Did you know I first saw you tethered to an IV pole in the halls of Emanuel Hospital? Just like Josh you were in treatment for childhood cancer. You were 5 years old and so was Josh. In fact, your birthday is only 4 days after Josh’s. Both of you are millennium babies! Beautiful brown eyes, smooth brown skin, curly black hair with a round cherub face, your smile lit up the room. You were adorable.
Then you went to Camp Agape and so did we for two summers in a row! Your energy and giggles were infectious. I got to know your mom and dad and found out what special people they are. They adopted you when you were 3 years old from Guatemala. Your mom explained how she put food all around their house, easily within your reach when you first came home, so you could eat when you were hungry. You couldn’t speak English. You wanted to sleep in the day time and play at night. Slowly you became their little girl. You were healthy and happy, but your belly was distended. Your mom, who was a nurse, just knew it was worms so she took you to the doctor to get medicine. But she was wrong. It was Neuroblastoma…cancer…
You and Josh played a lot together at camp. You two were best buds. Sometimes you would hug him, hold his hand other times you pushed him away and wanted nothing to do with him! You always had a mind of your own. That first summer Josh had just gotten his tracheotomy and I was so sad. Your mom listened to me talk and cry. She was so caring and loving giving me good advice. She became my friend. Your dad always wore bright colorful tie dye shirts. We could always spot him from far away. He was an artist. Those two summers were great as you and Josh ran and played, creating beautiful artwork with your moms hovering over you making sure you both took your medicines or didn’t get too much sun. You and Josh loved campfire time singing those silly songs, getting up on stage and wiggling. Josh’s sisters fell in love with you and talked about you often when camp ended. What precious memories.
Time marched forward. You had your medical issues. Josh had his. Sometimes your mom and I would go to lunch just to catch up. Josh had lots of medical procedures, which seemed to consume us. We ran into you at clinic once just after your Disneyland trip. You were dressed up as a Disney princess and you were so cute! I forget just which princess it was, but you were thrilled to show everyone how beautiful you were. All the nurses, staff and doctors “ooed and awed” over you. It was fun. We partied with you at two different CCA (Children’s Cancer Association) events. One of those years you were a Hero Kid with your shining face displayed on the Wall of Courage. That first year you and Josh held live white doves in your hands and released them up into the great blue sky. It was a powerful and moving moment. The picture above captures part of that moment. The second year it was an Aladdin theme and you ran right up front with the belly dancers wiggling your hips, twirling and dancing just like a princess. Josh and your dad and I watched you for a long time. You made us smile. You were so free.

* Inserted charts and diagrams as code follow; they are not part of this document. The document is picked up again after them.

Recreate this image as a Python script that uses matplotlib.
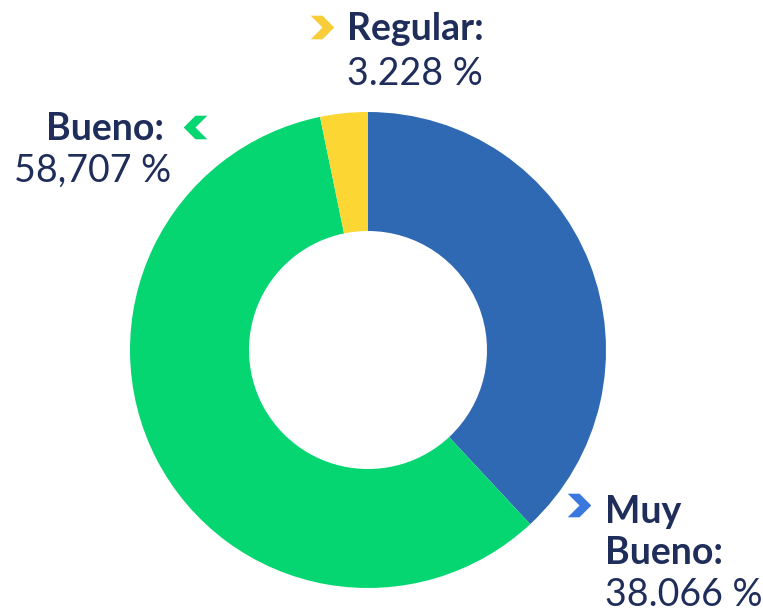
import matplotlib
matplotlib.use("Agg")
import matplotlib.pyplot as plt
from matplotlib.path import Path

# datos
categorias = ["Muy Bueno", "Bueno", "Regular"]
porcentajes = [38.066, 58.707, 3.228]
etiquetas_valor = ["38.066 %", "58,707 %", "3.228 %"]
colores = ["#3069B3", "#06D672", "#FCD734"]

W, H = 763, 613
fig = plt.figure(figsize=(W / 100, H / 100), dpi=100)
ax = fig.add_axes([0, 0, 1, 1])

# centro en (368, 350) px, radio 238 px
cx, cy, r = 368, 350, 238
ax.pie(porcentajes, colors=colores, startangle=90, counterclock=False,
       radius=1, wedgeprops=dict(width=0.5, linewidth=0))
ax.set_xlim(-cx / r, (W - cx) / r)
ax.set_ylim(-(H - cy) / r, cy / r)
ax.set_aspect("auto")
ax.axis("off")

# capa en pixeles para las flechitas
capa = fig.add_axes([0, 0, 1, 1], facecolor="none")
capa.set_xlim(0, W)
capa.set_ylim(H, 0)
capa.axis("off")

der = Path([(-0.5, -0.5), (0.0, -0.5), (0.5, 0.0), (0.0, 0.5),
            (-0.5, 0.5), (0.0, 0.0), (-0.5, -0.5)])
izq = Path([(0.5, -0.5), (0.0, -0.5), (-0.5, 0.0), (0.0, 0.5),
            (0.5, 0.5), (0.0, 0.0), (0.5, -0.5)])


def chevron(x, y, color, path):
    capa.plot([x], [y], marker=path, markersize=17, color=color,
              markeredgewidth=0, linestyle="none")


navy = "#1F2D5A"
fs = 27


def px(x, y):
    return x / W, 1 - y / H


# Regular
chevron(322, 27, "#F7CD3A", der)
fig.text(*px(347, 40), categorias[2] + ":", color=navy, fontsize=fs,
         fontweight="bold", family="Lato", va="baseline")
fig.text(*px(347, 85), etiquetas_valor[2], color=navy, fontsize=fs,
         family="Lato", va="baseline")

# Bueno
chevron(195, 127, "#06D672", izq)
fig.text(*px(164, 140), categorias[1] + ":", color=navy, fontsize=fs,
         fontweight="bold", family="Lato", va="baseline", ha="right")
fig.text(*px(14, 182), etiquetas_valor[1], color=navy, fontsize=fs,
         family="Lato", va="baseline")

# Muy Bueno
chevron(579, 505, "#3A78DE", der)
fig.text(*px(605, 523), "Muy", color=navy, fontsize=fs,
         fontweight="bold", family="Lato", va="baseline")
fig.text(*px(605, 564), "Bueno:", color=navy, fontsize=fs,
         fontweight="bold", family="Lato", va="baseline")
fig.text(*px(605, 606), etiquetas_valor[0], color=navy, fontsize=fs,
         family="Lato", va="baseline")

fig.savefig("out.png", dpi=100)
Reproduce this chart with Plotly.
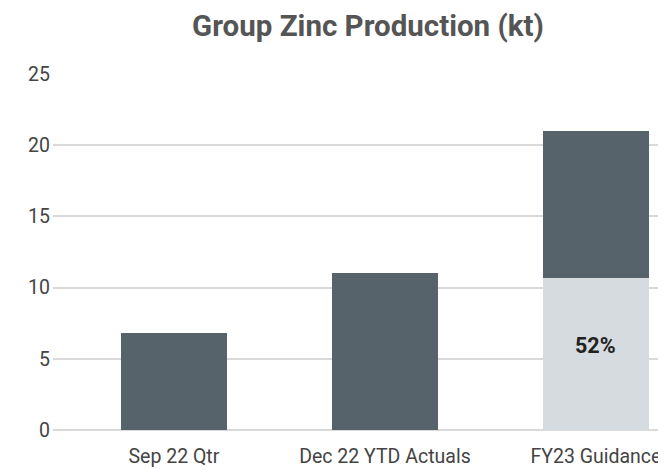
import plotly.graph_objects as go

categories = ["Sep 22 Qtr", "Dec 22 YTD Actuals", "FY23 Guidance"]
produced = [6.8, 11.0, 10.7]
remaining = [None, None, 10.3]
share_label = "52%"
y_ticks = [0, 5, 10, 15, 20, 25]

DARK = "#56636b"
LIGHT = "#d6dbdf"
FONT = "Roboto"

fig = go.Figure()
fig.add_trace(go.Bar(
    x=categories, y=produced,
    marker=dict(color=[DARK, DARK, LIGHT], line=dict(width=0)),
    hoverinfo="skip",
))
fig.add_trace(go.Bar(
    x=categories, y=remaining,
    marker=dict(color=DARK, line=dict(width=0)),
    hoverinfo="skip",
))
fig.add_annotation(
    x=categories[2], y=produced[2] / 2, yshift=8,
    text="<b>" + share_label + "</b>", showarrow=False,
    font=dict(family=FONT, size=21.5, color="#222222"),
)

# page body has an 8px margin, so the figure is sized to fit the 666x470 window
fig.update_layout(
    width=658, height=462,
    barmode="stack", bargap=0.5,
    showlegend=False,
    plot_bgcolor="white", paper_bgcolor="white",
    margin=dict(l=45, r=0, t=66, b=40, autoexpand=False),
    title=dict(text="<b>Group Zinc Production (kt)</b>", x=(368 - 8) / 658, xanchor="center",
               y=1 - 18 / 462, yanchor="middle",
               font=dict(family=FONT, size=29.5, color="#555555")),
    font=dict(family=FONT, size=19, color="#444444"),
)
fig.update_xaxes(range=[-0.573, 2.332], showgrid=False, showline=False, ticks="",
                 ticklabelstandoff=12,
                 tickfont=dict(family=FONT, size=19.5, color="#444444"))
fig.update_yaxes(range=[0, 25], tickvals=y_ticks, showgrid=True, gridcolor="#d9d9d9",
                 gridwidth=2, zeroline=True, zerolinecolor="#d9d9d9", zerolinewidth=2,
                 showline=False, ticks="", ticklabelstandoff=2,
                 tickfont=dict(family=FONT, size=19.5, color="#444444"))

fig.write_html("out.html")
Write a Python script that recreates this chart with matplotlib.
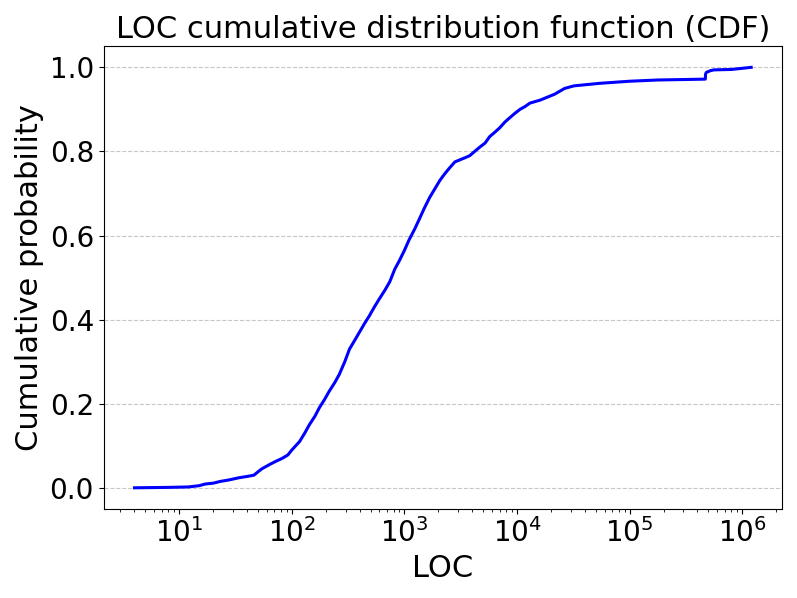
import matplotlib
matplotlib.use('Agg')
import matplotlib.pyplot as plt
import numpy as np

# LOC values and cumulative probability
loc = [4, 8, 12, 15, 17, 20, 23, 28, 34, 40, 46, 50, 54, 63, 72, 82, 92,
       100, 117, 130, 143, 160, 175, 195, 215, 240, 264, 295, 325, 360,
       398, 440, 490, 540, 600, 670, 740, 820, 900, 1000, 1100, 1230,
       1360, 1500, 1670, 1850, 2050, 2250, 2500, 2800, 3100, 3450, 3800,
       4200, 4650, 5200, 5700, 6300, 7000, 7800, 8600, 9500, 10600,
       11800, 13000, 16000, 21500, 26500, 32000, 54000, 100000, 180000,
       300000, 470000, 472000, 480000, 520000, 560000, 800000, 1200000]
cdf = [0.0, 0.001, 0.002, 0.005, 0.009, 0.011, 0.015, 0.019, 0.024, 0.027,
       0.030, 0.038, 0.045, 0.055, 0.063, 0.070, 0.078,
       0.090, 0.11, 0.13, 0.15, 0.17, 0.19, 0.21, 0.23, 0.25, 0.27, 0.30,
       0.33, 0.35, 0.37, 0.39, 0.41, 0.43, 0.45, 0.47, 0.49, 0.52, 0.54,
       0.565, 0.59, 0.615, 0.64, 0.665, 0.69, 0.71, 0.73, 0.745, 0.76,
       0.775, 0.78, 0.785, 0.79, 0.80, 0.81, 0.82, 0.835, 0.845, 0.856,
       0.87, 0.88, 0.89, 0.90, 0.907, 0.915, 0.922, 0.936, 0.95, 0.956,
       0.962, 0.967, 0.970, 0.971, 0.972, 0.984, 0.988, 0.992, 0.994,
       0.995, 1.0]

fig, ax = plt.subplots(figsize=(7.97, 5.98), dpi=100)
ax.plot(loc, cdf, color='blue', linewidth=2.2)
ax.set_xscale('log')
ax.set_title('LOC cumulative distribution function (CDF)', fontsize=22)
ax.set_xlabel('LOC', fontsize=22)
ax.set_ylabel('Cumulative probability', fontsize=22)
ax.tick_params(axis='both', labelsize=20)
ax.set_yticks([0.0, 0.2, 0.4, 0.6, 0.8, 1.0])
ax.grid(axis='y', linestyle='--', alpha=0.7)
fig.tight_layout()
fig.savefig('out.png')
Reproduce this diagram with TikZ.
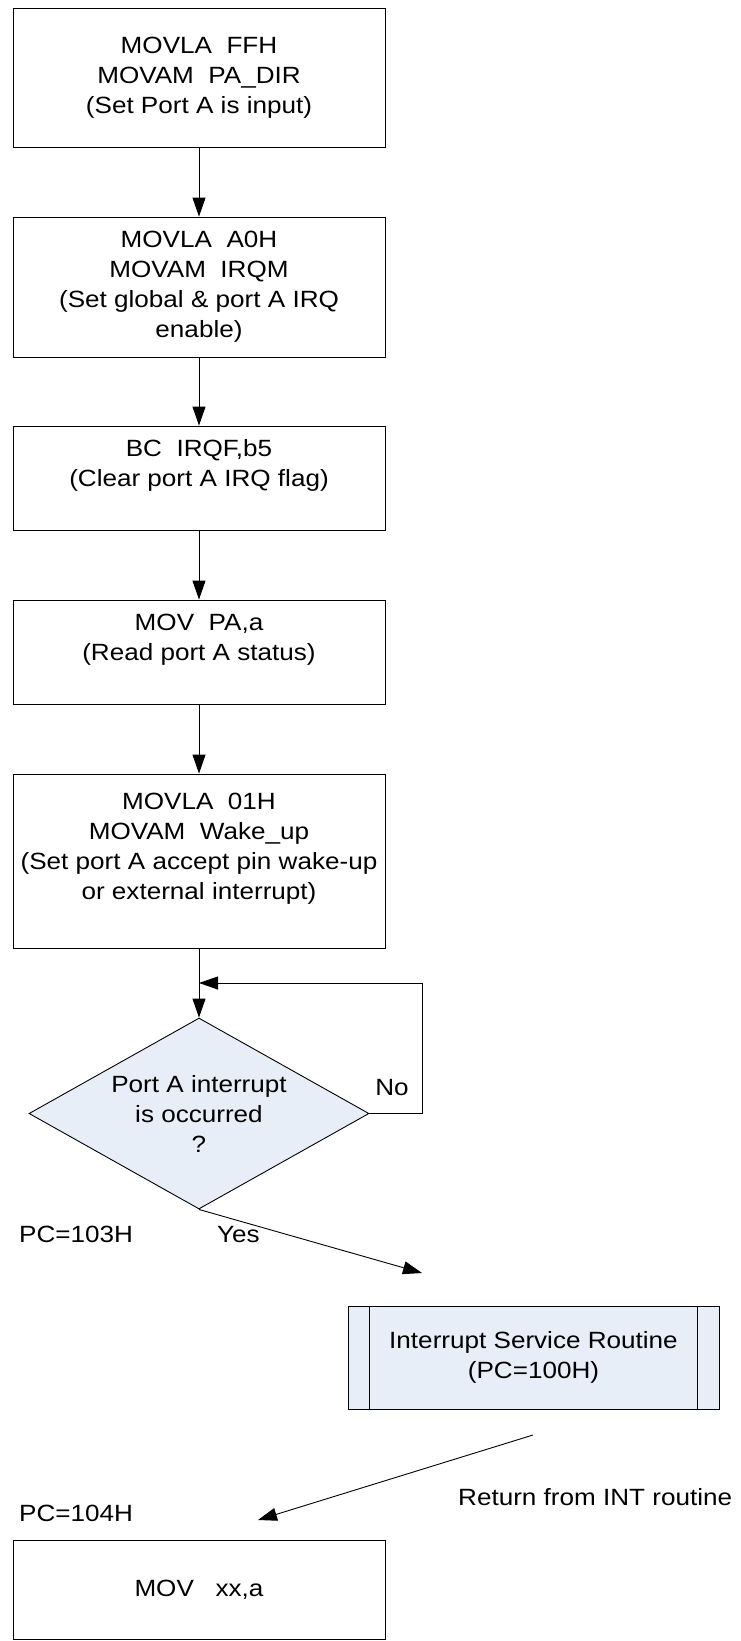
\documentclass[tikz,border=0pt]{standalone}
\usepackage{fontspec}
\setmainfont[FakeStretch=1.11]{Liberation Sans}
\usetikzlibrary{arrows.meta,shapes.geometric}
\definecolor{lightfill}{RGB}{232,238,248}
\newcommand{\figfont}{\fontsize{23.5}{30}\selectfont}
\begin{document}
\begin{tikzpicture}[x=1pt,y=-1pt,
  every node/.style={font=\figfont},
  stepbox/.style={draw=black, line width=0.9pt, minimum width=372pt, inner sep=0pt, align=center},
  decbox/.style={draw=black, line width=0.9pt, fill=lightfill, shape=diamond, minimum width=340pt, minimum height=191pt, inner sep=0pt},
  subbox/.style={draw=black, line width=0.9pt, fill=lightfill, minimum width=371pt, minimum height=103pt, inner sep=0pt, align=center},
  txt/.style={inner sep=0pt, align=center},
  arr/.style={line width=0.9pt, -{Triangle[length=19pt,width=13pt]}},
  conn/.style={line width=0.9pt}
]
\useasboundingbox (0,0) rectangle (740,1641);

% process boxes
\node[stepbox, minimum height=139pt] (b1) at (199,77.5) {MOVLA\ \ FFH\\MOVAM\ \ PA\_DIR\\(Set Port A is input)};
\node[stepbox, minimum height=140pt] (b2) at (199,287) {MOVLA\ \ A0H\\MOVAM\ \ IRQM\\(Set global \& port A IRQ\\enable)};
\node[stepbox, minimum height=104pt] (b3) at (199,478) {BC\ \ IRQF,b5\\(Clear port A IRQ flag)\\\mbox{}};
\node[stepbox, minimum height=104pt] (b4) at (199,652) {MOV\ \ PA,a\\(Read port A status)\\\mbox{}};
\node[stepbox, minimum height=174pt] (b5) at (199,861) {MOVLA\ \ 01H\\MOVAM\ \ Wake\_up\\(Set port A accept pin wake-up\\or external interrupt)\\\mbox{}};

% decision
\node[decbox] (dec) at (199,1113.5) {};
\node[txt] (dectxt) at (dec.center) {Port A interrupt\\is occurred\\?};

% interrupt service routine (predefined process)
\node[subbox] (isr) at (533.5,1357.5) {Interrupt Service Routine\\(PC=100H)};
\draw[conn] ([xshift=22pt]isr.north west) -- ([xshift=22pt]isr.south west);
\draw[conn] ([xshift=-22pt]isr.north east) -- ([xshift=-22pt]isr.south east);

% final box
\node[stepbox, minimum height=99pt] (b6) at (199,1589.5) {MOV\ \ \ xx,a};

% coordinates
\coordinate (join) at (199,983);
\coordinate (loopc) at (422,983);
\coordinate (yesend) at (422,1273);
\coordinate (retstart) at (533,1435);
\coordinate (retend) at (258,1520);

% connectors
\draw[arr] (b1.south) -- (b2.north);
\draw[arr] (b2.south) -- (b3.north);
\draw[arr] (b3.south) -- (b4.north);
\draw[arr] (b4.south) -- (b5.north);
\draw[arr] (b5.south) -- (dec.north);
\draw[arr] (dec.east) -| (loopc) -- (join);
\draw[arr] (dec.south) -- (yesend);
\draw[arr] (retstart) -- (retend);

% labels
\node[txt] (lno) at (392,1087.5) {No};
\node[txt, anchor=west] (lyes) at (217,1234.5) {Yes};
\node[txt, anchor=west] (lpc3) at (19,1234.5) {PC=103H};
\node[txt, anchor=west] (lret) at (458,1497.5) {Return from INT routine};
\node[txt, anchor=west] (lpc4) at (19,1513.5) {PC=104H};
\end{tikzpicture}
\end{document}
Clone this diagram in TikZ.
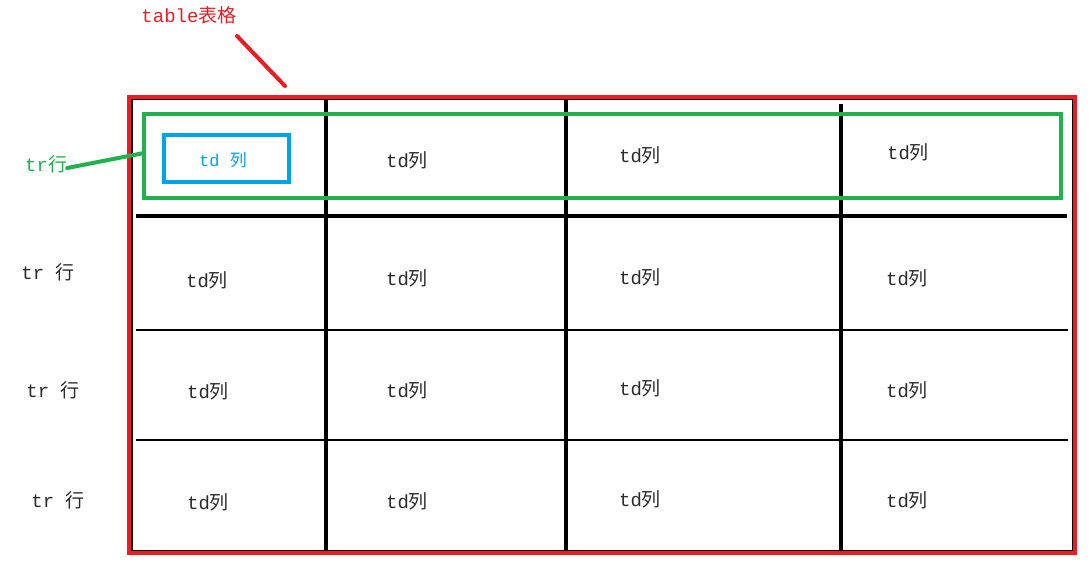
\documentclass[tikz,border=0pt]{standalone}
\usepackage{fontspec}
\setmainfont{Liberation Mono}
\newfontfamily\cjk{Noto Sans CJK SC}
\definecolor{pred}{HTML}{ED1C24}
\definecolor{pgreen}{HTML}{22B14C}
\definecolor{pblue}{HTML}{00A2E8}
\definecolor{ptext}{HTML}{2B2B2B}
\newcommand{\tdl}{td{\cjk 列}}
\begin{document}
\begin{tikzpicture}[x=1pt,y=-1pt,
  lbl/.style={font=\fontsize{19}{19}\selectfont, text=ptext, inner sep=0pt},
  gridthick/.style={line width=4pt, black},
  gridthin/.style={line width=2.8pt, black},
  boxred/.style={draw=pred, line width=4pt},
  boxgreen/.style={draw=pgreen, line width=4pt},
  boxblue/.style={draw=pblue, line width=4pt}]
\useasboundingbox[fill=white] (0,0) rectangle (1091,568);

% outer table border
\draw[line width=2.5pt, black] (132,99) rectangle (1073,551);
% column lines
\draw[gridthick] (326,99) -- (326,551);
\draw[gridthick] (566,99) -- (566,551);
\draw[gridthick] (841,104) -- (841,551);
% row lines
\draw[gridthick] (136,216) -- (1067,216);
\draw[gridthin] (136,330) -- (1068,330);
\draw[gridthin] (136,440) -- (1068,440);
% red table frame
\draw[boxred] (129,97) rectangle (1075,553);
% green row box
\draw[boxgreen] (144,114) rectangle (1061,198);
% blue cell box
\draw[boxblue] (164,135) rectangle (289,182);

% labels
\node[lbl, text=pred] (tablelbl) at (189,15) {table{\cjk 表格}};
\coordinate (slashA) at (237,36);
\coordinate (slashB) at (285,86);
\draw[pred, line width=4pt, line cap=round] (slashA) -- (slashB);

\node[lbl, text=pgreen, anchor=west] (trg) at (25,164) {tr{\cjk 行}};
\coordinate (rowedge) at (144,153);
\draw[pgreen, line width=4pt, line cap=round] (trg.east |- 0,168) coordinate (trgend) -- (rowedge);

\node[lbl, text=pblue, font=\fontsize{17}{17}\selectfont] (tdblue) at (223,160) {td {\cjk 列}};

\node[lbl] (tr2) at (48,272) {tr {\cjk 行}};
\node[lbl] (tr3) at (53,390) {tr {\cjk 行}};
\node[lbl] (tr4) at (58,500) {tr {\cjk 行}};

\node[lbl] (c12) at (407,160) {\tdl};
\node[lbl] (c13) at (640,155) {\tdl};
\node[lbl] (c14) at (908,152) {\tdl};

\node[lbl] (c21) at (207,280) {\tdl};
\node[lbl] (c22) at (407,278) {\tdl};
\node[lbl] (c23) at (640,277) {\tdl};
\node[lbl] (c24) at (907,278) {\tdl};

\node[lbl] (c31) at (208,391) {\tdl};
\node[lbl] (c32) at (407,390) {\tdl};
\node[lbl] (c33) at (640,388) {\tdl};
\node[lbl] (c34) at (907,390) {\tdl};

\node[lbl] (c41) at (208,502) {\tdl};
\node[lbl] (c42) at (407,501) {\tdl};
\node[lbl] (c43) at (640,499) {\tdl};
\node[lbl] (c44) at (907,500) {\tdl};
\end{tikzpicture}
\end{document}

Then one day I found out the Neuroblastoma had again invaded your little body. I called your mom and we cried together. Then she asked me, no she begged me not to tell Josh about the cancer coming back. She told me to just love him and enjoy him and let him live a life full of love and laughter not a life full of worry about cancer and children dying. So I did...well I tried. I found out I’m not very good at keeping secrets, especially this kind of secret. One evening Josh began to cry wanting to know what I wasn’t telling him. We had a long discussion about you, about death, about heaven. It was only one of many discussions about life and death that we’ve had since then. Josh asked me to NEVER keep secrets from him again. He told me he wants to know because it’s better to know the truth than to worry about what might be. “And the truth will set you free.” So I don’t keep secrets from Josh anymore.
And as time went on your parents fought for you through research and doctor visits traveling all over the US, clinical trials, thousands of prayers and more research. They fought valiantly against insurance companies and financial problems and cancer. You courageously fought right alongside them. I kept Josh up to date on what was happening in your life. We prayed for you and your parents. We hoped above all hopes for a miraculous cure. Josh even had his classmates pray for you.
Then you had a fundraiser at Oaks Park Skating Rink with your friend, Chatten. It was good to see you. Good to roller skate and laugh. But you weren’t feeling well and we knew. We knew things weren’t good. Josh was sad when we left, because you were hurting. We knew you were dying. Eventually your parents made the decision to bring hospice into your home. And we waited while we read your updates. You had visitors come and read to you or take you on walks in your wheelchair. I asked Josh if he wanted to visit and he said no. It made him too sad. So we waited and we prayed and one evening you slipped away from this earth, quietly…peacefully. Our family all cried together and we hugged each other. We grieve for our loss of you. We grieve for the emptiness your parents now feel. We pray for your mom and dad, because there’s a hole in their lives, a Lesly sized hole. It’s a beautiful ache.